PROBLEM STATEMENT
Repeat exactly the lines running from the first line of the data to the line containing "markersize=8, mew=1.6, zorder=4)", both ends included, and nothing else; drop the pictures.

SUPPLIED ENTRIES
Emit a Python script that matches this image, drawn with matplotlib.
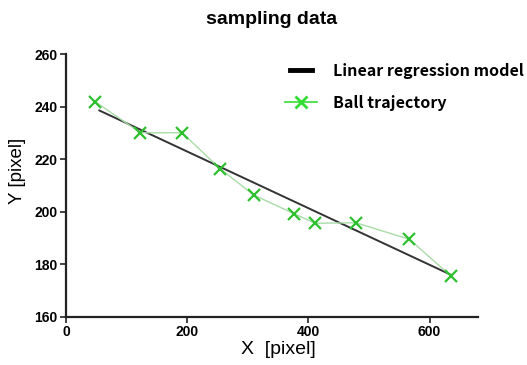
import matplotlib
matplotlib.use("Agg")
import matplotlib.pyplot as plt
from matplotlib.lines import Line2D
from matplotlib.legend_handler import HandlerLine2D

# data
traj_x = [48.6, 122.8, 191.6, 254.8, 309.7, 376.8, 411.4, 478.5, 566.9, 635.2]
traj_y = [241.9, 230.1, 230.1, 216.3, 206.4, 199.2, 195.6, 195.8, 189.5, 175.5]
reg_x = [55.0, 635.0]
reg_y = [238.6, 176.0]
x_ticks = [0, 200, 400, 600]
y_ticks = [160, 180, 200, 220, 240, 260]

plt.rcParams['font.family'] = ['Liberation Sans', 'DejaVu Sans']


class ShortLine(HandlerLine2D):
    def create_artists(self, legend, orig_handle, xdescent, ydescent, width,
                       height, fontsize, trans):
        return super().create_artists(legend, orig_handle, xdescent - 0.15 * width,
                                      ydescent, 0.7 * width, height, fontsize, trans)


fig = plt.figure(figsize=(5.27, 3.65), dpi=100)
ax = fig.add_axes([66/527, 1-316.7/365, (478-66)/527, (316.7-54.3)/365])

ax.plot(reg_x, reg_y, color='#333333', lw=1.4, zorder=2)
ax.plot(traj_x, traj_y, color='#a8dca8', lw=1.0, zorder=3)
ax.plot(traj_x, traj_y, linestyle='none', marker='x', color='#2ec02e',
        markersize=8, mew=1.6, zorder=4)

ax.set_xlim(0, 680)
ax.set_ylim(160, 260)
ax.set_xticks(x_ticks)
ax.set_yticks(y_ticks)
for s in ['top', 'right']:
    ax.spines[s].set_visible(False)
for s in ['left', 'bottom']:
    ax.spines[s].set_linewidth(1.6)
    ax.spines[s].set_color('#222222')
ax.tick_params(axis='both', length=4, width=1.2, colors='#222222', labelsize=10, pad=2)
for lab in ax.get_xticklabels() + ax.get_yticklabels():
    lab.set_fontweight('bold')
    lab.set_color('black')

ax.set_xlabel('X  [pixel]', fontsize=14, va='center')
ax.xaxis.set_label_coords(0.516, -(350 - 316.7) / 262.4)
ax.set_ylabel('Y [pixel]', fontsize=13.5, va='center')
ax.yaxis.set_label_coords(-(66 - 18) / 412, 1 - (171 - 54.3) / 262.4)
ax.set_title('sampling data', fontsize=14, fontweight='bold', pad=22)

black_h = Line2D([], [], color='black', lw=3.5)
green_h = Line2D([], [], color='#33dd33', lw=1.2, marker='x', markersize=9, mew=2)
leg = ax.legend([black_h, green_h], ['Linear regression model', 'Ball trajectory'],
                loc='upper left', bbox_to_anchor=(0.531, 0.968), frameon=False,
                prop={'family': ['Noto Sans CJK KR', 'DejaVu Sans'], 'weight': 'bold', 'size': 11.5},
                handlelength=2.0, handletextpad=1.0, labelspacing=1.0,
                borderaxespad=0, borderpad=0,
                handler_map={black_h: ShortLine()})

fig.savefig('out.png', dpi=100)
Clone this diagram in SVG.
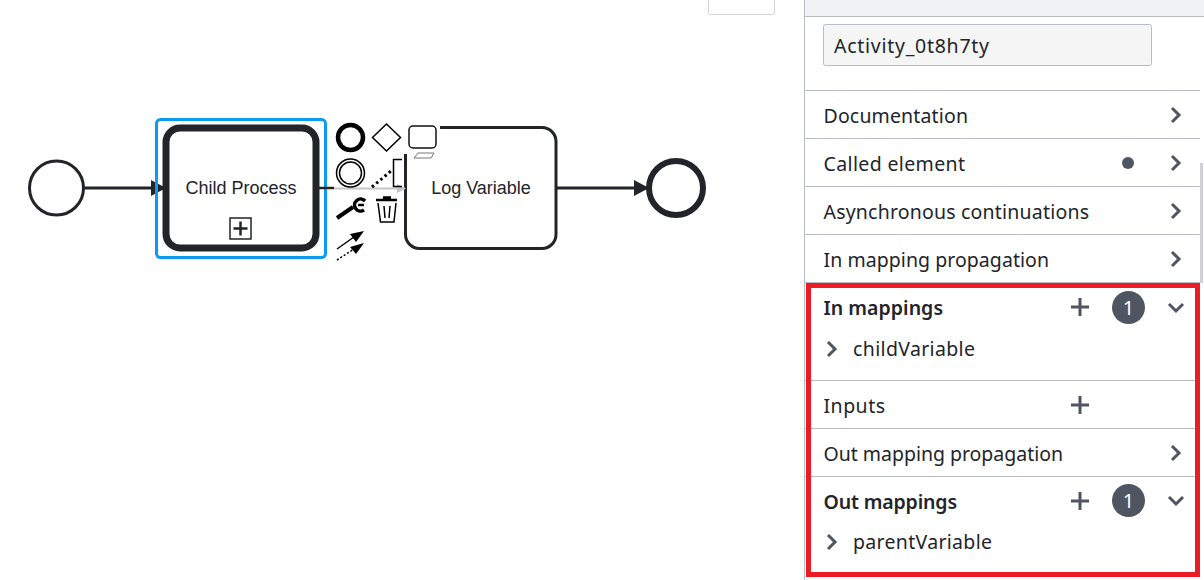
<svg xmlns="http://www.w3.org/2000/svg" width="1204" height="580" viewBox="0 0 1204 580">
<style>
.ink{fill:none;stroke:#22242a;stroke-width:3}
.lbl{font-family:"Liberation Sans",Arial,sans-serif;font-size:18px;fill:#22242a;text-anchor:middle}
.t{font-family:"Noto Sans","Open Sans",sans-serif;font-size:19.500px;fill:#22242a}
.b{font-weight:600}
.sep{stroke:#b9bcc6;stroke-width:1;fill:none}
.ic{fill:none;stroke:#505562;stroke-width:3}
.cnt{fill:#fff;font-family:"Noto Sans",sans-serif;font-size:20px;text-anchor:middle}
.k{fill:none;stroke:#000}
</style>
<defs>
<marker id="arrow" markerUnits="userSpaceOnUse" markerWidth="18" markerHeight="18" refX="16" refY="9" orient="auto"><path d="M1 1L16 9L1 17Z" fill="#22242a"/></marker>
<g id="chev"><path d="M-4 -7L3 0L-4 7" class="ic"/></g>
<g id="plus"><path d="M-9 0H9M0 -9V9" class="ic"/></g>
</defs>
<rect width="1204" height="580" fill="#fff"/>
<rect x="708.500" y="-6" width="66" height="20.500" rx="2" fill="#fff" stroke="#d4d6da"/>
<g id="connectors">
<path d="M84 188H166" class="ink" marker-end="url(#arrow)"/>
<path d="M556 188H649" class="ink" marker-end="url(#arrow)"/>
</g>
<g id="start-event"><circle cx="56.500" cy="188" r="27" fill="#fff" stroke="#22242a" stroke-width="3"/></g>
<g id="child-process">
<rect x="156.500" y="119.500" width="169" height="138" rx="4" fill="none" stroke="#0d9bf2" stroke-width="3"/>
<rect x="166" y="128" width="150" height="120" rx="14" fill="#fff" stroke="#22242a" stroke-width="7"/>
<text x="241" y="193.500" class="lbl">Child Process</text>
<rect x="230" y="218" width="21" height="21" fill="#fff" stroke="#22242a" stroke-width="1.500"/>
<path d="M233.500 228.500H247.500M240.500 221.500V235.500" fill="none" stroke="#22242a" stroke-width="2.500"/>
</g>
<g id="log-variable">
<rect x="405.500" y="127.500" width="150.500" height="121" rx="14" fill="#fff" stroke="#22242a" stroke-width="3"/>
<text x="481" y="193.500" class="lbl">Log Variable</text>
</g>
<g id="end-event"><circle cx="676" cy="188" r="27" fill="#fff" stroke="#22242a" stroke-width="6"/></g>
<g id="flow-under-pad">
<path d="M319 188H334" fill="none" stroke="#22242a" stroke-width="2.500"/>
<path d="M334 188.500H405" fill="none" stroke="#c4c5c8" stroke-width="2"/>
<path d="M397 184L406 188.500L397 193" fill="#c4c5c8"/>
</g>
<g id="context-pad">
<rect x="404" y="118" width="36" height="36" fill="#fff"/>
<circle cx="350.500" cy="137.500" r="12.500" class="k" stroke-width="4.500"/>
<path d="M386.500 124L400.500 137.500L386.500 151L372.500 137.500Z" class="k" stroke-width="1.500"/>
<rect x="409" y="126" width="27" height="22" rx="4" fill="#fff" stroke="#111" stroke-width="1.500"/>
<path d="M414 158L418 153H434L431 158Z" fill="none" stroke="#777" stroke-width="1"/>
<circle cx="350.500" cy="173" r="14" class="k" stroke-width="1.500"/>
<circle cx="350.500" cy="173" r="11" class="k" stroke-width="1.500"/>
<path d="M372 187L391 171" class="k" stroke-width="3" stroke-dasharray="2.500 3"/>
<path d="M402 159.500H393.500V186.500H402" class="k" stroke-width="1.500"/>
<path d="M337 218L353 207" class="k" stroke-width="4"/>
<path d="M365 201A6 6 0 1 0 364 210" class="k" stroke-width="3.500"/>
<path d="M358 205H364" class="k" stroke-width="2.500"/>
<path d="M376 200H397M383 197.500H391" class="k" stroke-width="2.500"/>
<path d="M378 203L380.500 222H394L396 203M384 206L385 218M390 206L389 218" class="k" stroke-width="1.500"/>
<path d="M337 249L354 237" class="k" stroke-width="1.500"/>
<path d="M364 231L350 234L356 242Z" fill="#000"/>
<path d="M337 260L354 249" class="k" stroke-width="1.500" stroke-dasharray="2 2"/>
<path d="M364 243L350 247L356 254Z" fill="#000"/>
</g>
<g id="properties-panel">
<rect x="804" y="0" width="400" height="580" fill="#fff"/>
<rect x="805" y="0" width="399" height="16" fill="#f1f2f4"/>
<path d="M804.500 0V580" class="sep"/>
<rect x="823.500" y="24.500" width="328" height="41" rx="2" fill="#f5f5f6" stroke="#b9bcc6"/>
<text x="834" y="52.500" class="t" textLength="155" lengthAdjust="spacing">Activity_0t8h7ty</text>
<path d="M805 16.500H1204M805 90.500H1200M805 138.500H1200M805 186.500H1200M805 234.500H1200M805 282.500H1200M805 380.500H1200M805 428.500H1200M805 476.500H1200" class="sep"/>
<rect x="1200" y="163" width="3" height="120" fill="#cfd1d6"/>
<text x="823.500" y="123" class="t" textLength="144.500">Documentation</text>
<use href="#chev" x="1176" y="115"/>
<text x="823.500" y="171" class="t" textLength="141.500">Called element</text>
<circle cx="1128" cy="163" r="6" fill="#505562"/>
<use href="#chev" x="1176" y="163"/>
<text x="823.500" y="219" class="t" textLength="265.500">Asynchronous continuations</text>
<use href="#chev" x="1176" y="211"/>
<text x="823.500" y="267" class="t" textLength="225.500">In mapping propagation</text>
<use href="#chev" x="1176" y="259"/>
<text x="823.500" y="315" class="t b" textLength="119.500">In mappings</text>
<use href="#plus" x="1080" y="307"/>
<circle cx="1128.500" cy="307.500" r="16.500" fill="#505562"/>
<text x="1128.500" y="314.500" class="cnt">1</text>
<path d="M1169 304L1176 311L1183 304" class="ic"/>
<use href="#chev" x="832" y="349"/>
<text x="853" y="356" class="t" textLength="122">childVariable</text>
<text x="823.500" y="413" class="t" textLength="61.500">Inputs</text>
<use href="#plus" x="1080" y="405"/>
<text x="823.500" y="461" class="t" textLength="239.500">Out mapping propagation</text>
<use href="#chev" x="1176" y="453"/>
<text x="823.500" y="509" class="t b" textLength="133.500">Out mappings</text>
<use href="#plus" x="1080" y="501"/>
<circle cx="1128.500" cy="500.500" r="16.500" fill="#505562"/>
<text x="1128.500" y="507.500" class="cnt">1</text>
<path d="M1169 497L1176 504L1183 497" class="ic"/>
<use href="#chev" x="832" y="542"/>
<text x="853" y="549" class="t" textLength="139">parentVariable</text>
<rect x="808.500" y="285.500" width="389" height="289" fill="none" stroke="#ed1c24" stroke-width="5"/>
</g>
</svg>
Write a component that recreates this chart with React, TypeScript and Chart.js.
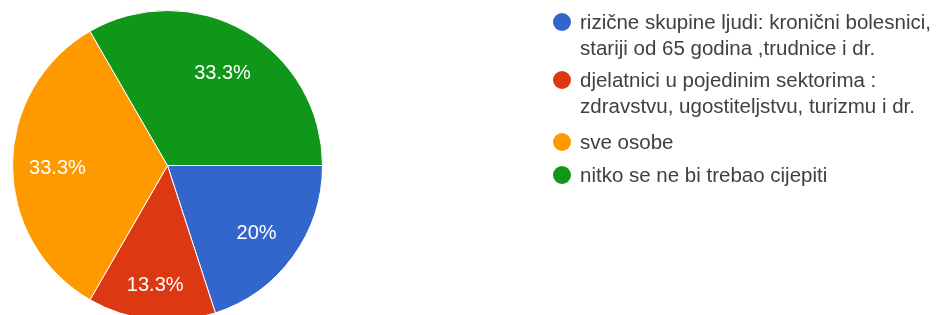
import React, { useEffect, useRef } from "react";
import { Chart, registerables } from "chart.js";

Chart.register(...registerables);

const categories: string[][] = [
  ["rizične skupine ljudi: kronični bolesnici,", "stariji od 65 godina ,trudnice i dr."],
  ["djelatnici u pojedinim sektorima :", "zdravstvu, ugostiteljstvu, turizmu i dr."],
  ["sve osobe"],
  ["nitko se ne bi trebao cijepiti"],
];
const values: number[] = [3, 2, 5, 5];
const sliceLabels: string[] = ["20%", "13.3%", "33.3%", "33.3%"];
const colors: string[] = ["#3366cc", "#dc3912", "#ff9900", "#109618"];

const labelPlugin = {
  id: "sliceLabels",
  afterDatasetsDraw(chart: any) {
    const ctx = chart.ctx;
    const meta = chart.getDatasetMeta(0);
    ctx.save();
    ctx.font = "20px 'Liberation Sans', Arial, sans-serif";
    ctx.fillStyle = "#ffffff";
    ctx.textAlign = "center";
    ctx.textBaseline = "middle";
    meta.data.forEach((arc: any, i: number) => {
      const { x, y, startAngle, endAngle, outerRadius } = arc.getProps(
        ["x", "y", "startAngle", "endAngle", "outerRadius"],
        true
      );
      const mid = (startAngle + endAngle) / 2;
      const frac = endAngle - startAngle < 1 ? 0.76 : 0.71;
      const d = outerRadius * frac;
      ctx.fillText(sliceLabels[i], x + Math.cos(mid) * d, y + Math.sin(mid) * d + 3);
    });
    ctx.restore();
  },
};

const legendPlugin = {
  id: "sideLegend",
  afterDraw(chart: any) {
    const ctx = chart.ctx;
    ctx.save();
    ctx.font = "20.5px 'Liberation Sans', Arial, sans-serif";
    ctx.textBaseline = "middle";
    ctx.textAlign = "left";
    const lineH = 26.5;
    const starts = [22, 80, 142, 175];
    categories.forEach((lines, i) => {
      const y = starts[i];
      ctx.fillStyle = colors[i];
      ctx.beginPath();
      ctx.arc(562, y, 9, 0, Math.PI * 2);
      ctx.fill();
      ctx.fillStyle = "#404040";
      lines.forEach((t, j) => {
        ctx.fillText(t, 580, y + 1 + j * lineH);
      });
    });
    ctx.restore();
  },
};

export default function App() {
  const ref = useRef<HTMLCanvasElement | null>(null);
  useEffect(() => {
    if (!ref.current) return;
    const chart = new Chart(ref.current, {
      type: "pie",
      data: {
        labels: categories.map((c) => c.join(" ")),
        datasets: [
          {
            data: values,
            backgroundColor: colors,
            borderColor: "#ffffff",
            borderWidth: 1,
          },
        ],
      },
      options: {
        animation: false,
        responsive: false,
        rotation: 90,
        layout: { padding: { left: 12, right: 614, top: 10, bottom: 9 } },
        plugins: {
          legend: { display: false },
          tooltip: { enabled: false },
        },
      },
      plugins: [labelPlugin, legendPlugin],
    });
    return () => chart.destroy();
  }, []);
  return (
    <div
      style={{
        position: "fixed",
        left: 0,
        top: 0,
        width: 937,
        height: 315,
        overflow: "hidden",
        background: "#fff",
      }}
    >
      <canvas ref={ref} width={937} height={330} style={{ display: "block" }} />
    </div>
  );
}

OUTPUT OF THE TASK
Emit a Python script that matches this image, drawn with matplotlib.
import matplotlib
matplotlib.use("Agg")
import matplotlib.pyplot as plt
from matplotlib.lines import Line2D
from matplotlib.legend_handler import HandlerLine2D

# data
traj_x = [48.6, 122.8, 191.6, 254.8, 309.7, 376.8, 411.4, 478.5, 566.9, 635.2]
traj_y = [241.9, 230.1, 230.1, 216.3, 206.4, 199.2, 195.6, 195.8, 189.5, 175.5]
reg_x = [55.0, 635.0]
reg_y = [238.6, 176.0]
x_ticks = [0, 200, 400, 600]
y_ticks = [160, 180, 200, 220, 240, 260]

plt.rcParams['font.family'] = ['Liberation Sans', 'DejaVu Sans']


class ShortLine(HandlerLine2D):
    def create_artists(self, legend, orig_handle, xdescent, ydescent, width,
                       height, fontsize, trans):
        return super().create_artists(legend, orig_handle, xdescent - 0.15 * width,
                                      ydescent, 0.7 * width, height, fontsize, trans)


fig = plt.figure(figsize=(5.27, 3.65), dpi=100)
ax = fig.add_axes([66/527, 1-316.7/365, (478-66)/527, (316.7-54.3)/365])

ax.plot(reg_x, reg_y, color='#333333', lw=1.4, zorder=2)
ax.plot(traj_x, traj_y, color='#a8dca8', lw=1.0, zorder=3)
ax.plot(traj_x, traj_y, linestyle='none', marker='x', color='#2ec02e',
        markersize=8, mew=1.6, zorder=4)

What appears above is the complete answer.